**Material**:
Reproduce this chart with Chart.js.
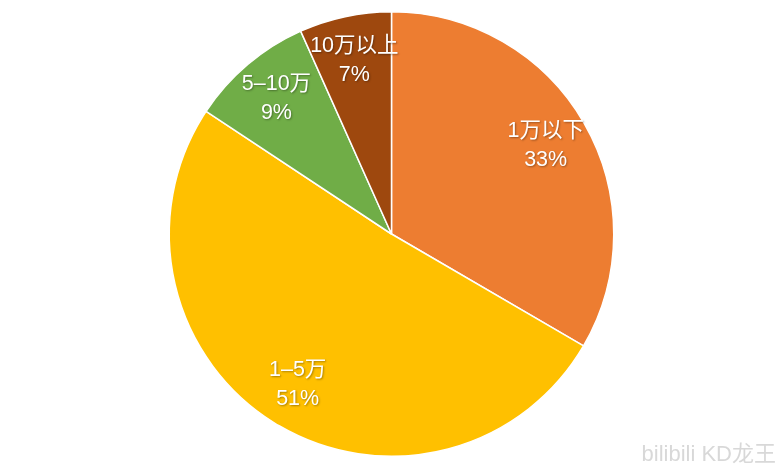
<!DOCTYPE html>
<html><head><meta charset="utf-8">
<script src="https://cdn.jsdelivr.net/npm/chart.js@4"></script>
<style>html,body{margin:0;padding:0;background:#fff;}#wrap{width:783px;height:470px;position:relative;}</style>
</head><body><div id="wrap"><canvas id="c" width="783" height="470"></canvas></div>
<script>
const categories = ['1万以下', '1–5万', '5–10万', '10万以上'];
const values = [33.4, 50.9, 9.0, 6.7];
const colors = ['#ED7D31', '#FFC000', '#70AD47', '#9E480E'];

const labelPlugin = {
  id: 'sliceLabels',
  afterDatasetsDraw(chart) {
    const ctx = chart.ctx;
    const meta = chart.getDatasetMeta(0);
    const total = values.reduce((a, b) => a + b, 0);
    ctx.save();
    ctx.font = '21.5px "Liberation Sans", Arial, "Noto Sans CJK SC", sans-serif';
    ctx.fillStyle = '#fff';
    ctx.textAlign = 'center';
    ctx.textBaseline = 'middle';
    ctx.shadowColor = 'rgba(0,0,0,0.35)';
    ctx.shadowBlur = 2;
    ctx.shadowOffsetX = 1;
    ctx.shadowOffsetY = 1;
    meta.data.forEach((arc, i) => {
      const p = arc.getProps(['x', 'y', 'startAngle', 'endAngle', 'outerRadius'], true);
      const mid = (p.startAngle + p.endAngle) / 2;
      const r = p.outerRadius * 0.8;
      const x = p.x + Math.cos(mid) * r;
      const y = p.y + Math.sin(mid) * r;
      const pct = Math.round(values[i] / total * 100) + '%';
      ctx.fillText(categories[i], x, y - 14.5);
      ctx.fillText(pct, x, y + 14.5);
    });
    ctx.restore();
    // watermark
    ctx.save();
    ctx.font = '22px "Liberation Sans", Arial, "Noto Sans CJK SC", sans-serif';
    ctx.fillStyle = 'rgba(200,200,200,0.7)';
    ctx.textAlign = 'right';
    ctx.textBaseline = 'middle';
    ctx.fillText('bilibili KD龙王', 776, 455);
    ctx.restore();
  }
};

new Chart(document.getElementById('c'), {
  type: 'pie',
  data: {
    labels: categories,
    datasets: [{
      data: values,
      backgroundColor: colors,
      borderColor: '#fff',
      borderWidth: 1.5
    }]
  },
  options: {
    responsive: false,
    animation: false,
    layout: { padding: { top: 11, bottom: 13, left: 0, right: 0 } },
    plugins: { legend: { display: false }, tooltip: { enabled: false } }
  },
  plugins: [labelPlugin]
});
</script></body></html>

**Request**: Repeat, word for word and with no pictures, only the lines running from the beginning of the data to the line that contains "const colors = ['#ED7D31', '#FFC000', '#70AD47', '#9E480E'];".

**Result for this exercise**:
Reproduce this chart with Chart.js.
<!DOCTYPE html>
<html><head><meta charset="utf-8">
<script src="https://cdn.jsdelivr.net/npm/chart.js@4"></script>
<style>html,body{margin:0;padding:0;background:#fff;}#wrap{width:783px;height:470px;position:relative;}</style>
</head><body><div id="wrap"><canvas id="c" width="783" height="470"></canvas></div>
<script>
const categories = ['1万以下', '1–5万', '5–10万', '10万以上'];
const values = [33.4, 50.9, 9.0, 6.7];
const colors = ['#ED7D31', '#FFC000', '#70AD47', '#9E480E'];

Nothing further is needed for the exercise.